ところで、商標法第二〇条第三項の規定する「責に帰することができない理由」のある場合とは、商標権の存続期間の更新登録の出願をする者が、その出願手続をする上に通常用い得ると期待される注意を尽しても、なお出願期間の徒過を避けることができないと認められる事由のある場合をいうものと解すべきであり、右は必ずしも天災その他避けることのできない事変といつた、いわゆる客観的事由に基づく不能の場合に限られず、出願者本人に生じた、いわゆる主観的事由に基づく不能の場合もまたこれに含まれるものである。従つて右に認定したように突然の重病により出願が不能となつた本件の場合も、右不能になつた理由は、原告の「責に帰することができない理由」に該当するというべきである。
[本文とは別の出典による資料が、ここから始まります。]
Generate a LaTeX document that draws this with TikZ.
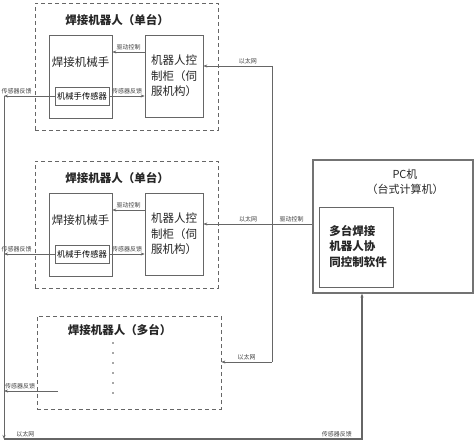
\documentclass[tikz,border=0pt]{standalone}
\usepackage{fontspec}
\setmainfont{Noto Sans CJK SC}
\usetikzlibrary{arrows.meta}

\begin{document}
\begin{tikzpicture}[x=1pt, y=-1pt, >={Stealth[length=4pt,width=3pt]},
	line/.style={draw=black!60, line width=0.6pt},
	group box/.style={draw=black!60, dash pattern=on 4pt off 3pt, line width=0.8pt, minimum width=183pt, minimum height=127pt},
	unit box/.style={draw=black!60, line width=0.7pt, inner sep=0pt},
	title/.style={font=\fontsize{11.5}{14}\selectfont\bfseries, text=black!85},
	big/.style={font=\fontsize{11.5}{15.5}\selectfont, align=center, text=black!85},
	tag/.style={font=\fontsize{6}{7}\selectfont, text=black!75, inner sep=1.5pt}]

	\useasboundingbox (0,0) rectangle (474,441);

	\coordinate (fb-top) at (4,96);
	\coordinate (fb-corner) at (4,439);
	\coordinate (pc-feed) at (362,439);
	\coordinate (bus-top) at (272,66);
	\coordinate (bus-bot) at (272,362);

	\foreach \i/\o in {1/0, 2/158}
	{
		\node [group box] (group-\i) at (126.5,66.5+\o) {};
		\node [title] (title-\i) at (117,20+\o) {焊接机器人（单台）};
		\node [unit box, minimum width=63pt, minimum height=83pt] (arm-\i) at (80.5,76.5+\o) {};
		\node [big] (arm-label-\i) at (80.5,62+\o) {焊接机械手};
		\node [unit box, minimum width=54pt, minimum height=18pt, font=\fontsize{8.3}{10}\selectfont] (sens-\i) at (82,96+\o) {机械手传感器};
		\node [unit box, minimum width=58pt, minimum height=82pt, big] (ctrl-\i) at (174,76+\o) {机器人控\\制柜（伺\\服机构）};
		\coordinate (drive-\i) at (0,52+\o);

		\draw [line, ->] (ctrl-\i.west |- drive-\i) -- (arm-\i.east |- drive-\i)
		node [tag, above, midway] {驱动控制};
		\draw [line, ->] (sens-\i.east) -- (sens-\i.east -| ctrl-\i.west)
		node [tag, above, midway] {传感器反馈};
		\draw [line, ->] (sens-\i.west) -- (sens-\i.west -| fb-top)
		node [tag, above, pos=0.75] {传感器反馈};
	}

	\node [group box, minimum width=184pt, minimum height=93pt] (group-3) at (129,362.5) {};
	\node [title] (title-3) at (119.5,330) {焊接机器人（多台）};
	\foreach \k in {0,...,5}
	\fill [black!70] (113,343+10*\k) circle (0.8);
	\coordinate (sens-3) at (58,391);
	\draw [line, ->] (sens-3) -- (sens-3 -| fb-top)
	node [tag, above, pos=0.7] {传感器反馈};

	\node [draw=black!55, line width=1.2pt, minimum width=160pt, minimum height=133pt] (pc) at (393,226.5) {};
	\node [big, font=\fontsize{11}{15}\selectfont] (pc-label) at (405,182) {PC机\\（台式计算机）};
	\node [unit box, minimum width=74pt, minimum height=80pt] (soft) at (356,247) {};
	\node [title, align=left, font=\fontsize{11.5}{15.5}\selectfont\bfseries] (soft-label) at (358,246.5) {多台焊接\\机器人协\\同控制软件};
	\coordinate (pc-link) at ([yshift=2.5pt]pc.west);

	\draw [line] (bus-top) -- (bus-bot);
	\draw [line, ->] (bus-top) -- (bus-top -| ctrl-1.east)
	node [tag, above, pos=0.35] {以太网};
	\draw [line, ->] (pc-link) -- (pc-link -| ctrl-2.east)
	node [tag, above, pos=0.19] {驱动控制}
	node [tag, above, pos=0.59] {以太网};
	\draw [line, ->] (bus-bot) -- (bus-bot -| group-3.east)
	node [tag, above, midway] {以太网};

	\draw [line, ->] (fb-top) -- (fb-corner);
	\draw [line, line width=1.5pt, ->] (fb-corner) --
	node [tag, above, pos=0.06] {以太网}
	node [tag, above, pos=0.93] {传感器反馈} (pc-feed) -- (pc-feed |- pc.south);
\end{tikzpicture}
\end{document}
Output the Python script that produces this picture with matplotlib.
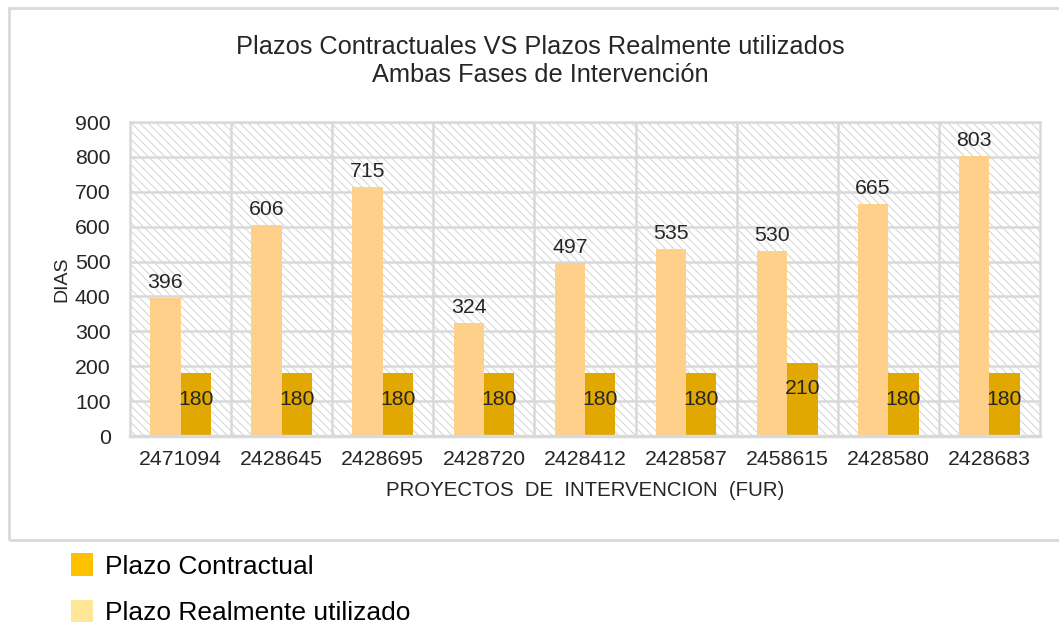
import matplotlib.pyplot as plt
from matplotlib.patches import Rectangle, Patch

plt.rcParams['font.family'] = ['Liberation Sans', 'DejaVu Sans']
plt.rcParams['hatch.linewidth'] = 0.7

# Datos
proyectos = ['2471094', '2428645', '2428695', '2428720', '2428412',
             '2428587', '2458615', '2428580', '2428683']
plazo_real = [396, 606, 715, 324, 497, 535, 530, 665, 803]
plazo_contractual = [180, 180, 180, 180, 180, 180, 210, 180, 180]
yticks = [0, 100, 200, 300, 400, 500, 600, 700, 800, 900]

COLOR_REAL = '#FFD08A'
COLOR_CONTR = '#E0A800'
GRID = '#D9D9D9'
TXT = '#262626'

fig = plt.figure(figsize=(10.59, 6.28), dpi=100)
ax = fig.add_axes([0.1228, 0.3057, 0.8592, 0.5])

# marco exterior
fig.patches.append(Rectangle((9 / 1059, 1 - 540 / 628), 1.1, (540 - 8) / 628,
                             transform=fig.transFigure, fill=False,
                             edgecolor=GRID, linewidth=2, zorder=0))

# fondo rayado
ax.add_patch(Rectangle((0, 0), 1, 1, transform=ax.transAxes, facecolor='white',
                       edgecolor='#D3D3D3', hatch='\\\\\\\\', linewidth=0, zorder=0.1))

x = list(range(len(proyectos)))
w = 0.3
xr = [i - w / 2 for i in x]
xc = [i + w / 2 for i in x]
ax.bar(xr, plazo_real, w, color=COLOR_REAL, zorder=2)
ax.bar(xc, plazo_contractual, w, color=COLOR_CONTR, zorder=2)

for xi, v in zip(xr, plazo_real):
    ax.text(xi, v + 17, str(v), ha='center', va='bottom', fontsize=15.3, color=TXT, zorder=3)
for xi, v in zip(xc, plazo_contractual):
    ax.text(xi, v - 75, str(v), ha='center', va='center', fontsize=15.3, color=TXT, zorder=3)

ax.set_xlim(-0.5, len(proyectos) - 0.5)
ax.set_ylim(0, 900)
ax.set_yticks(yticks)
ax.set_xticks(x)
ax.set_xticklabels(proyectos)
ax.set_xticks([i + 0.5 for i in x[:-1]], minor=True)
ax.tick_params(axis='both', which='both', length=0, labelsize=15.3, labelcolor=TXT)
ax.tick_params(axis='x', pad=10)
ax.tick_params(axis='y', pad=14)

ax.set_axisbelow(True)
ax.grid(axis='y', which='major', color=GRID, linewidth=1.8, zorder=0.5)
ax.grid(axis='x', which='minor', color=GRID, linewidth=1.8, zorder=0.5)
for s in ax.spines.values():
    s.set_color(GRID)
    s.set_linewidth(1.8)
ax.spines['bottom'].set_linewidth(2.5)

ax.set_xlabel('PROYECTOS  DE  INTERVENCION  (FUR)', fontsize=14.7, color=TXT, labelpad=9)
ax.set_ylabel('DIAS', fontsize=14, color=TXT, labelpad=3)

fig.text(0.51, 0.925, 'Plazos Contractuales VS Plazos Realmente utilizados',
         ha='center', va='center', fontsize=18.3, color=TXT)
fig.text(0.51, 0.881, 'Ambas Fases de Intervención',
         ha='center', va='center', fontsize=18.3, color=TXT)

handles = [Patch(facecolor='#FFC000', edgecolor='none', label='Plazo Contractual'),
           Patch(facecolor='#FFE699', edgecolor='none', label='Plazo Realmente utilizado')]
fig.legend(handles=handles, loc='upper left', bbox_to_anchor=(0.057, 0.136),
           frameon=False, fontsize=19, handlelength=0.85, handleheight=0.95,
           handletextpad=0.45, labelspacing=0.8, borderaxespad=0)

fig.savefig('out.png', dpi=100)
そして、本件出願が昭和四八年一〇月一日にされたものであることは前認定のとおりであり、右の日が前認定の原告の「責に帰することができない理由」のなくなつた日である昭和四八年九月二六日から一四日以内で、本来出願をすべき期間(同年五月一四日から同年八月一三日)の経過後二月以内であることは明らかである。

従つて、商標法第二〇条第三項の適用を排し、同条第二項に定める商標権の存続期間更新登録の出願をすべき期間内の出願でないとの理由でした被告の本件処分は違法であり取り消されるべきものである。

よつて原告の被告に対する本訴請求は理由があるからこれを認容し、訴訟費用の負担につき民事訴訟法第八九条を適用して主文のとおり判決する。